In short, motion of the container at constant velocity does not change the distribution of the velocities of the individual molecules where all the molecules move at constant velocity.

Incidentally, if the temperature did change, it would violate the law of special relativity, which states

“The laws by which the states of physical systems undergo change are not affected, whether these changes of state be referred to the one or the other of two systems of co-ordinates in uniform translatory motion”

If we were able to measure a difference in temperature between the container of gas moving at constant velocity and the container of gas at rest, we would have a means of determining the existence of absolute motion.

Hope this helps.

I think I understand your problem, I've been stuck at it too and your question actually proved helpful pushing me in the right direction.

The solution is:

$$P(v) = \sqrt{\frac{2}{\pi}} \sqrt{\frac{m}{kT}} \frac{v}{u} \exp{\left(-\frac{m \cdot (v^2 + u^2)}{2kT}\right)} \sinh{\left(\frac{v u \cdot m}{kT}\right)}.$$

You were actually on the right track, but your integral in the end is solvable.

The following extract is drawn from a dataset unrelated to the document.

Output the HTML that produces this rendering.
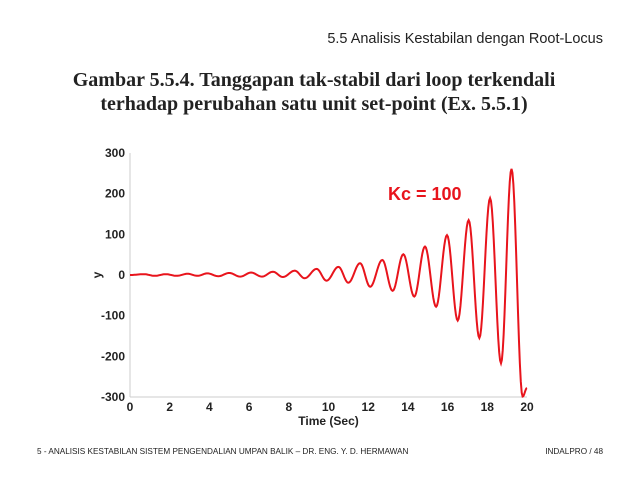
<!DOCTYPE html>
<html><head><meta charset="utf-8">
<style>
body{margin:0;width:638px;height:493px;background:#fff;overflow:hidden;position:relative;font-family:"Liberation Sans",sans-serif}
.t{position:absolute;white-space:nowrap}
</style></head><body>
<div class="t" style="right:35px;top:31px;font-size:14.5px;color:#222">5.5 Analisis Kestabilan dengan Root-Locus</div>
<div class="t" style="left:-5px;width:638px;top:68px;text-align:center;font-family:'Liberation Serif',serif;font-weight:bold;font-size:20px;line-height:24px;color:#222;white-space:normal">Gambar 5.5.4. Tanggapan tak-stabil dari loop terkendali<br>terhadap perubahan satu unit set-point (Ex. 5.5.1)</div>
<svg id="chart" width="638" height="493" style="position:absolute;left:0;top:0" font-family="Liberation Sans, sans-serif"></svg>
<div class="t" style="left:37px;top:447px;font-size:8.2px;color:#222">5 - ANALISIS KESTABILAN SISTEM PENGENDALIAN UMPAN BALIK – DR. ENG. Y. D. HERMAWAN</div>
<div class="t" style="right:35px;top:447px;font-size:8.2px;color:#222">INDALPRO / 48</div>
<script>
const xTicks=[0,2,4,6,8,10,12,14,16,18,20];
const yTicks=[300,200,100,0,-100,-200,-300];
const extremaT=[0,0.7,1.25,1.8,2.35,2.9,3.4,3.9,4.45,5.0,5.55,6.1,6.65,7.2,7.7,8.3,8.8,9.4,9.9,10.5,11.0,11.59,12.1,12.71,13.23,13.77,14.32,14.86,15.42,15.97,16.51,17.06,17.6,18.14,18.69,19.22,19.78,20];
const extremaY=[0,2,-2,2,-2,3,-2,4,-3,5,-4,6,-4,8,-5,10.6,-8,15,-14,20,-19,29,-29,37,-39,51,-53,70,-78,98,-112,135,-155,189,-217,261,-299,-278];
const X0=130,X1=527,Y0=397,Y1=153;
const sx=t=>X0+(t-0)/(20-0)*(X1-X0);
const sy=v=>Y0-(v+300)/600*(Y0-Y1);
const svg=document.getElementById('chart');
const NS='http://www.w3.org/2000/svg';
function mk(tag,attrs){const e=document.createElementNS(NS,tag);for(const k in attrs)e.setAttribute(k,attrs[k]);svg.appendChild(e);return e;}
let ax=mk('line',{x1:X0,y1:Y1,x2:X0,y2:Y0,stroke:'#ccc','stroke-width':1});


let bx=mk('line',{x1:X0,y1:Y0,x2:X1,y2:Y0,stroke:'#ccc','stroke-width':1});


xTicks.forEach(t=>{
  const e=mk('text',{x:sx(t),y:Y0+14,'text-anchor':'middle','font-size':12,'font-weight':'bold',fill:'#222'});
  e.textContent=t;
  
  
});
yTicks.forEach(v=>{
  const e=mk('text',{x:X0-5,y:sy(v)+4,'text-anchor':'end','font-size':12,'font-weight':'bold',fill:'#222'});
  e.textContent=v;
  
  
});
let xt=mk('text',{x:sx(10),y:425,'text-anchor':'middle','font-size':12,'font-weight':'bold',fill:'#222'});
xt.textContent='Time (Sec)';


let yt=mk('text',{x:0,y:0,transform:'translate(101,275) rotate(-90)','text-anchor':'middle','font-size':12,'font-weight':'bold',fill:'#222'});
yt.textContent='y';


let d='';
for(let i=0;i<extremaT.length-1;i++){
  const a=extremaY[i],b=extremaY[i+1],ta=extremaT[i],tb=extremaT[i+1];
  for(let k=0;k<=12;k++){
    const f=k/12,t=ta+(tb-ta)*f,v=a+(b-a)*(1-Math.cos(Math.PI*f))/2;
    d+=(d?'L':'M')+sx(t).toFixed(2)+','+sy(v).toFixed(2);
  }
}
let p=mk('path',{d:d,fill:'none',stroke:'#e8141c','stroke-width':2});


let kc=mk('text',{x:388,y:200,'font-size':18,'font-weight':'bold',fill:'#e8141c'});
kc.textContent='Kc = 100';


</script>
</body></html>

First do the $$\phi$$ integral which gives according to mathematica

$$\mathrm{const.} \cdot 2\pi \cdot \int_{0}^{\pi} d\theta \sin{\theta} \cdot I_{0}\left( \frac{vu \cdot m}{kT} \cdot \sin{\theta} \right)$$

where $$I_{0}(x)$$ is the zeroth-order modified Bessel function of the first kind. Integrating this, again via mathematica, leads to

$$\mathrm{const.} \cdot \frac{2kT \cdot \sinh{\frac{vu \cdot m}{kT}}}{vu \cdot m}$$

if $$\frac{vu \cdot m}{kT}$$ is real and $$\geq 0$$ (which it is, otherwise just define $$u$$ the other way round). Since $$P(v)$$ is supposed to be a probability density you do not want to integrate over $$v$$, which means we're done and obtained the solution presented above.

If you don't trust me and my mathematica skills, have a look at this publication. Their Eq.(25) is exactly what you are looking for. (When cross-checking be aware that they are missing a factor $$\pi$$ though, as can be seen from comparison with their Eq. (24) in the limit $$\lim_{u \rightarrow 0}$$.